En route our informative and friendly guide, Rob Knox, tells us that Franz Josef is the world’s steepest and fastest-flowing commercially guided glacier. “The glacier’s head receives enormous amounts of snow which ‘drive’ the glacier at speeds of up to ten metres per day,” he says.
The weight of the snow compresses into glacier ice, which melts and forms tunnels which carry the ice-melt away.
At the base of the glacier – it looks really slippery – we strap ‘Ice Talonz’ over our boots for grip. Bob dances on the spot then topples as his feet touch and the Talonz catch.
Slowly and with an ungainly gait, we begin to make our way up the face of the glacier. At first it’s pretty scary, but we gain confidence and before long we’re scruffing our Talonz firmly into the ice and walking “positively” as instructed by Rob.
And it’s just as well for soon the descent begins through stunning, icy blue tunnels and past deep crevasses which emit incredibly intense shades of blue – even on a dull day like today. It’s such fun that our four-and-a-half hour tour seems to pass by in a flash and before we know it we’re back in town.
After hungrily wolfing down lunch at Beeches we drive past Lake Mapourika (famous for its trout and salmon) and Lake Wahapo en route to Whataroa, which boasts NZ’s only nesting colony of white heron.
Here we join a small group aboard a jet boat and after following the Waitangitaona and Waitangiroto Rivers, we land at a small jetty surrounded by towering kahikatea forest. Our White Heron Sanctuary Tour guide, Deon, leads us along a boardwalk to a hide from which we have perfect views of these magnificent birds sitting on their nests across the river. Amongst other interesting facts, Deon tells us that the herons arrive in early September to breed and the nearby Okarito Lagoon provides a plentiful supply of food.

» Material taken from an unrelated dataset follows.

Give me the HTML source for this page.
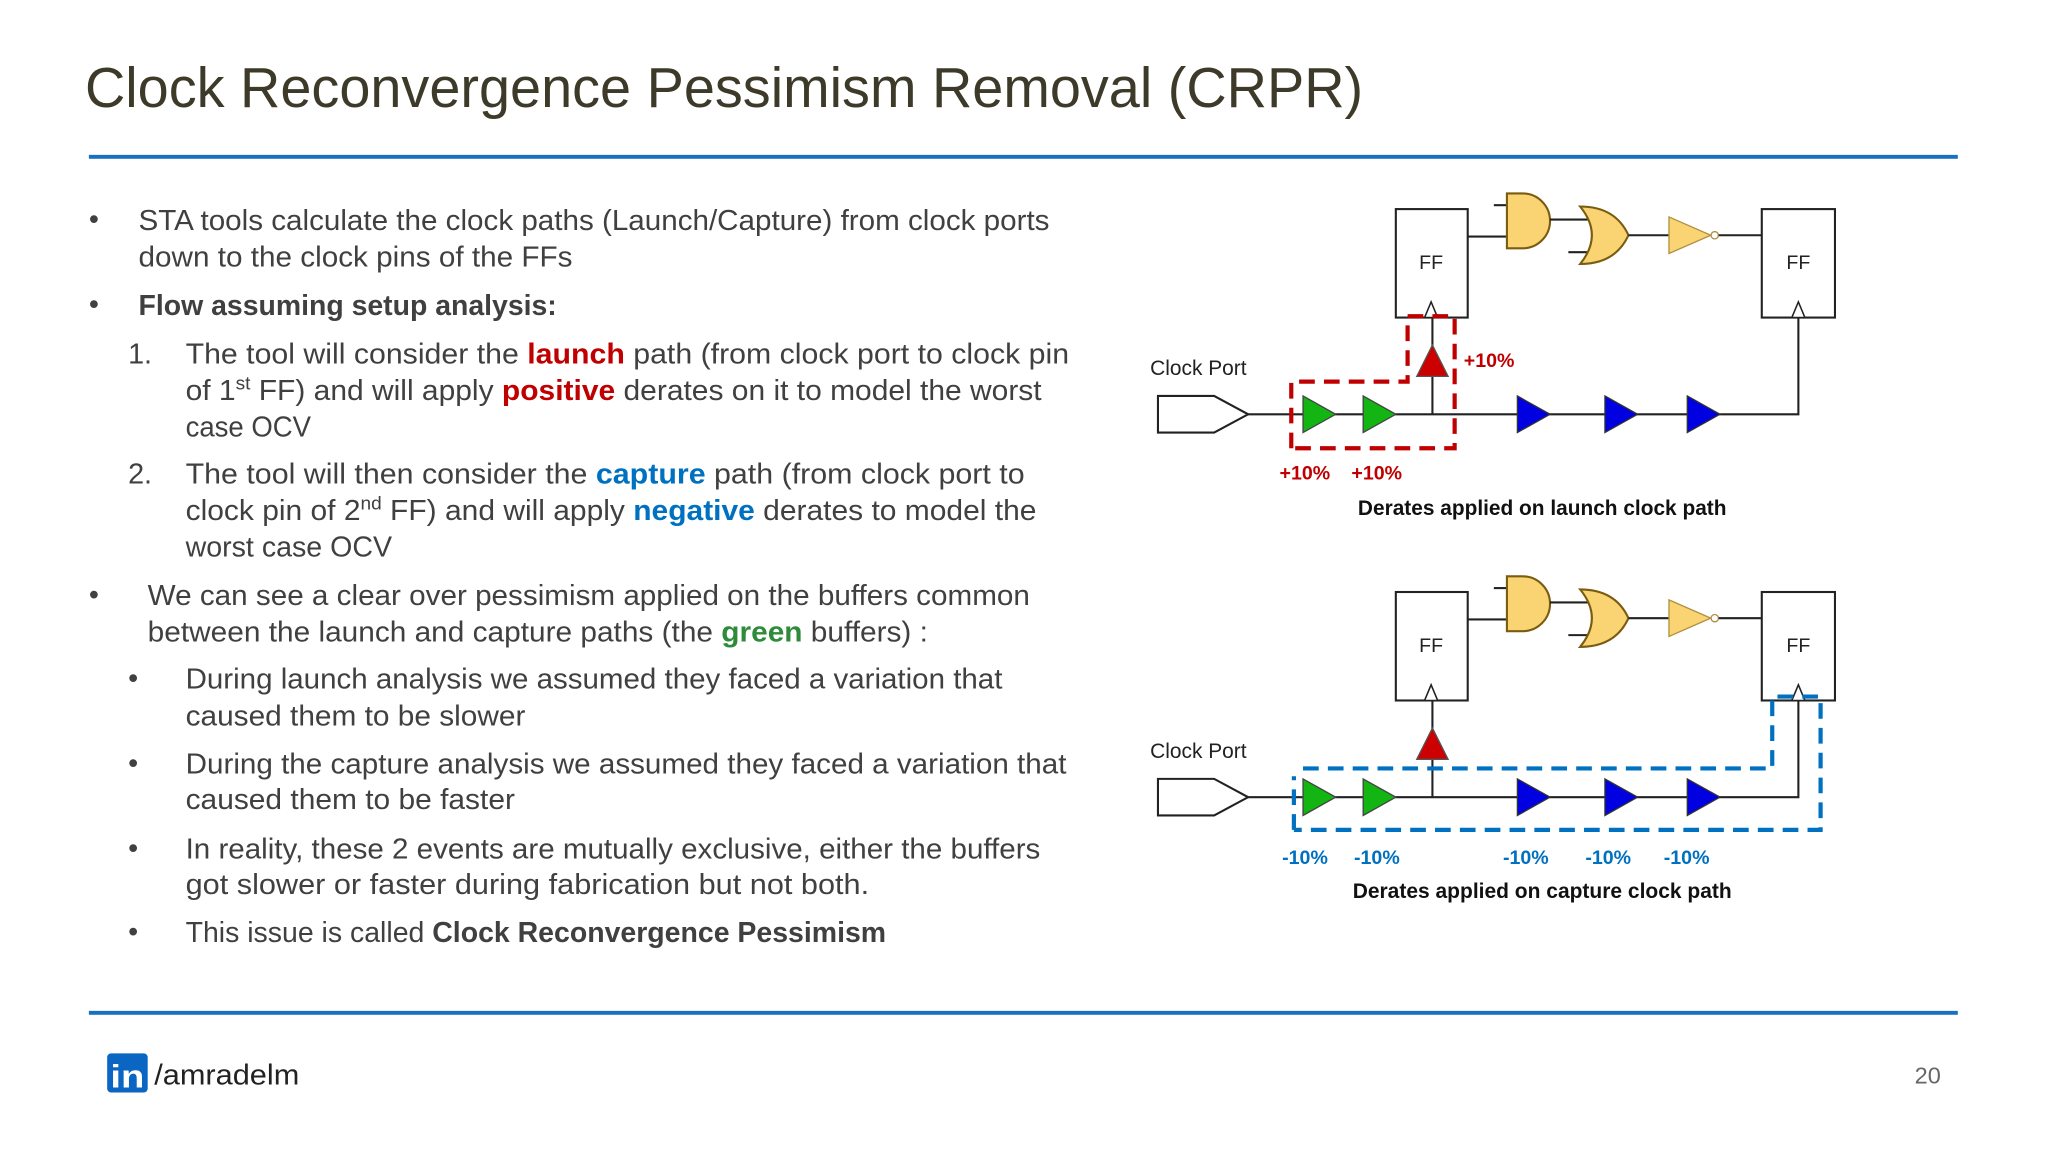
<!DOCTYPE html>
<html><head><meta charset="utf-8"><style>html,body{margin:0;padding:0;background:#fff;}svg{display:block}</style></head>
<body>
<svg width="2048" height="1152" viewBox="0 0 1567 881.5" preserveAspectRatio="none" xmlns="http://www.w3.org/2000/svg" font-family="Liberation Sans, sans-serif">
<rect width="1567" height="882" fill="#fff"/>
<text x="65" y="82" font-size="43" fill="#3d3a2a" textLength="978" lengthAdjust="spacingAndGlyphs">Clock Reconvergence Pessimism Removal (CRPR)</text>
<rect x="68" y="118.5" width="1430" height="3" fill="#1a6fc0"/>
<rect x="68" y="773.5" width="1430" height="3" fill="#1a6fc0"/>

<g font-size="22" fill="#404040">
<text x="68" y="175">•</text>
<text x="106" y="176" textLength="697" lengthAdjust="spacingAndGlyphs">STA tools calculate the clock paths (Launch/Capture) from clock ports</text>
<text x="106" y="204" textLength="332" lengthAdjust="spacingAndGlyphs">down to the clock pins of the FFs</text>
<text x="68" y="240">•</text>
<text x="106" y="241" font-weight="bold" textLength="320" lengthAdjust="spacingAndGlyphs">Flow assuming setup analysis:</text>
<text x="98" y="278">1.</text>
<text x="142" y="278" textLength="676" lengthAdjust="spacingAndGlyphs">The tool will consider the <tspan fill="#c00000" font-weight="bold">launch</tspan> path (from clock port to clock pin</text>
<text x="142" y="306" textLength="655" lengthAdjust="spacingAndGlyphs">of 1<tspan font-size="14" dy="-8">st</tspan><tspan dy="8"> FF) and will apply </tspan><tspan fill="#c00000" font-weight="bold">positive</tspan> derates on it to model the worst</text>
<text x="142" y="334" textLength="96" lengthAdjust="spacingAndGlyphs">case OCV</text>
<text x="98" y="370">2.</text>
<text x="142" y="370" textLength="642" lengthAdjust="spacingAndGlyphs">The tool will then consider the <tspan fill="#0070c0" font-weight="bold">capture</tspan> path (from clock port to</text>
<text x="142" y="398" textLength="651" lengthAdjust="spacingAndGlyphs">clock pin of 2<tspan font-size="14" dy="-8">nd</tspan><tspan dy="8"> FF) and will apply </tspan><tspan fill="#0070c0" font-weight="bold">negative</tspan> derates to model the</text>
<text x="142" y="426" textLength="158" lengthAdjust="spacingAndGlyphs">worst case OCV</text>
<text x="68" y="462">•</text>
<text x="113" y="463" textLength="675" lengthAdjust="spacingAndGlyphs">We can see a clear over pessimism applied on the buffers common</text>
<text x="113" y="491" textLength="597" lengthAdjust="spacingAndGlyphs">between the launch and capture paths (the <tspan fill="#2e8b3a" font-weight="bold">green</tspan> buffers) :</text>
<text x="98" y="526">•</text>
<text x="142" y="527" textLength="625" lengthAdjust="spacingAndGlyphs">During launch analysis we assumed they faced a variation that</text>
<text x="142" y="555" textLength="260" lengthAdjust="spacingAndGlyphs">caused them to be slower</text>
<text x="98" y="591">•</text>
<text x="142" y="592" textLength="674" lengthAdjust="spacingAndGlyphs">During the capture analysis we assumed they faced a variation that</text>
<text x="142" y="619" textLength="252" lengthAdjust="spacingAndGlyphs">caused them to be faster</text>
<text x="98" y="656">•</text>
<text x="142" y="657" textLength="654" lengthAdjust="spacingAndGlyphs">In reality, these 2 events are mutually exclusive, either the buffers</text>
<text x="142" y="684" textLength="523" lengthAdjust="spacingAndGlyphs">got slower or faster during fabrication but not both.</text>
<text x="98" y="720">•</text>
<text x="142" y="721" textLength="536" lengthAdjust="spacingAndGlyphs">This issue is called <tspan font-weight="bold">Clock Reconvergence Pessimism</tspan></text>
</g>

<rect x="82" y="806" width="31" height="30" rx="3" fill="#0a66c2"/>
<text x="84.5" y="832" font-size="25" font-weight="bold" fill="#fff" textLength="26" lengthAdjust="spacingAndGlyphs">in</text>
<text x="118" y="830" font-size="22" fill="#222" textLength="111" lengthAdjust="spacingAndGlyphs">/amradelm</text>
<text x="1465" y="829" font-size="18" fill="#666">20</text>

<defs>
<g id="dia" stroke="#222" stroke-width="1.6">
  <rect x="1068" y="160" width="55" height="83" fill="#fff"/>
  <rect x="1348" y="160" width="56" height="83" fill="#fff"/>
  <polygon points="1090,243 1095,231 1100,243" fill="#fff" stroke-width="1.2"/>
  <polygon points="1371,243 1376,231 1381,243" fill="#fff" stroke-width="1.2"/>
  <text x="1095" y="206" font-size="15" text-anchor="middle" fill="#222" stroke="none">FF</text>
  <text x="1376" y="206" font-size="15" text-anchor="middle" fill="#222" stroke="none">FF</text>
  <line x1="1123" y1="181" x2="1153" y2="181"/>
  <line x1="1143" y1="157" x2="1153" y2="157"/>
  <path d="M1153,148 H1165 A21,21 0 0 1 1165,190 H1153 Z" fill="#fad472" stroke="#7a5c10"/>
  <line x1="1186" y1="168" x2="1216" y2="168"/>
  <line x1="1200" y1="193" x2="1216" y2="193"/>
  <path d="M1209,158 Q1227,180 1209,202 Q1236,202 1246,180 Q1236,158 1209,158 Z" fill="#fad472" stroke="#7a5c10"/>
  <line x1="1246" y1="180" x2="1277" y2="180"/>
  <polygon points="1277,166 1309,180 1277,194" fill="#fad472" stroke="#b09040" stroke-width="1"/>
  <circle cx="1312" cy="180" r="2.8" fill="#fff" stroke="#b09040" stroke-width="1"/>
  <line x1="1315" y1="180" x2="1348" y2="180"/>
  <polygon points="886,303 929,303 955,317 929,331 886,331" fill="#fff"/>
  <polyline points="955,317 1376,317 1376,243" fill="none"/>
  <line x1="1096" y1="317" x2="1096" y2="243"/>
  <polygon points="997,303 1022,317 997,331" fill="#12b512" stroke="#444" stroke-width="1"/>
  <polygon points="1043,303 1068,317 1043,331" fill="#12b512" stroke="#444" stroke-width="1"/>
  <polygon points="1084,288 1096,264 1108,288" fill="#cc0000" stroke="#555" stroke-width="1"/>
  <polygon points="1161,303 1186,317 1161,331" fill="#0000e0" stroke="#333" stroke-width="1"/>
  <polygon points="1228,303 1253,317 1228,331" fill="#0000e0" stroke="#333" stroke-width="1"/>
  <polygon points="1291,303 1316,317 1291,331" fill="#0000e0" stroke="#333" stroke-width="1"/>
  <text x="880" y="287" font-size="16" fill="#222" stroke="none">Clock Port</text>
</g>
</defs>
<use href="#dia"/>
<use href="#dia" transform="translate(0,293)"/>

<path d="M988,343 V292 H1077 V242 H1113 V343 Z" fill="none" stroke="#c00000" stroke-width="3.2" stroke-dasharray="12,7"/>
<g font-size="15" font-weight="bold" fill="#c00000">
<text x="1120" y="281">+10%</text>
<text x="979" y="367">+10%</text>
<text x="1034" y="367">+10%</text>
</g>
<text x="1180" y="394" font-size="16" font-weight="bold" text-anchor="middle" fill="#111" textLength="282" lengthAdjust="spacingAndGlyphs">Derates applied on launch clock path</text>

<path d="M990,635 V594 M997,588 H1356 V533 H1393 V635 H990" fill="none" stroke="#0070c0" stroke-width="3.2" stroke-dasharray="12,7"/>
<g font-size="15" font-weight="bold" fill="#0070c0">
<text x="981" y="661">-10%</text>
<text x="1036" y="661">-10%</text>
<text x="1150" y="661">-10%</text>
<text x="1213" y="661">-10%</text>
<text x="1273" y="661">-10%</text>
</g>
<text x="1180" y="687" font-size="16" font-weight="bold" text-anchor="middle" fill="#111" textLength="290" lengthAdjust="spacingAndGlyphs">Derates applied on capture clock path</text>
</svg>
</body></html>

Spotting a rare royal spoonbill Bob thinks it’s a heron with a deformed beak. “Oh no,” laughs Deon, “we’ve also got 30 royal spoonbill nests.” At 3 pm we hit the road again, driving north to the small township of Harihari, past Lake Ianthe and on to Ross, home to the famous Ross Goldfields. NZ’s largest gold nugget was unearthed here in 1909. It weighed 3.6 kilograms and was presented to King George V as a coronation present. We stretch our legs on the tailings by the river and then continue on to Hokitika where we treat ourselves to a stay at the Beachfront Hotel, which is modern and right on the beach front.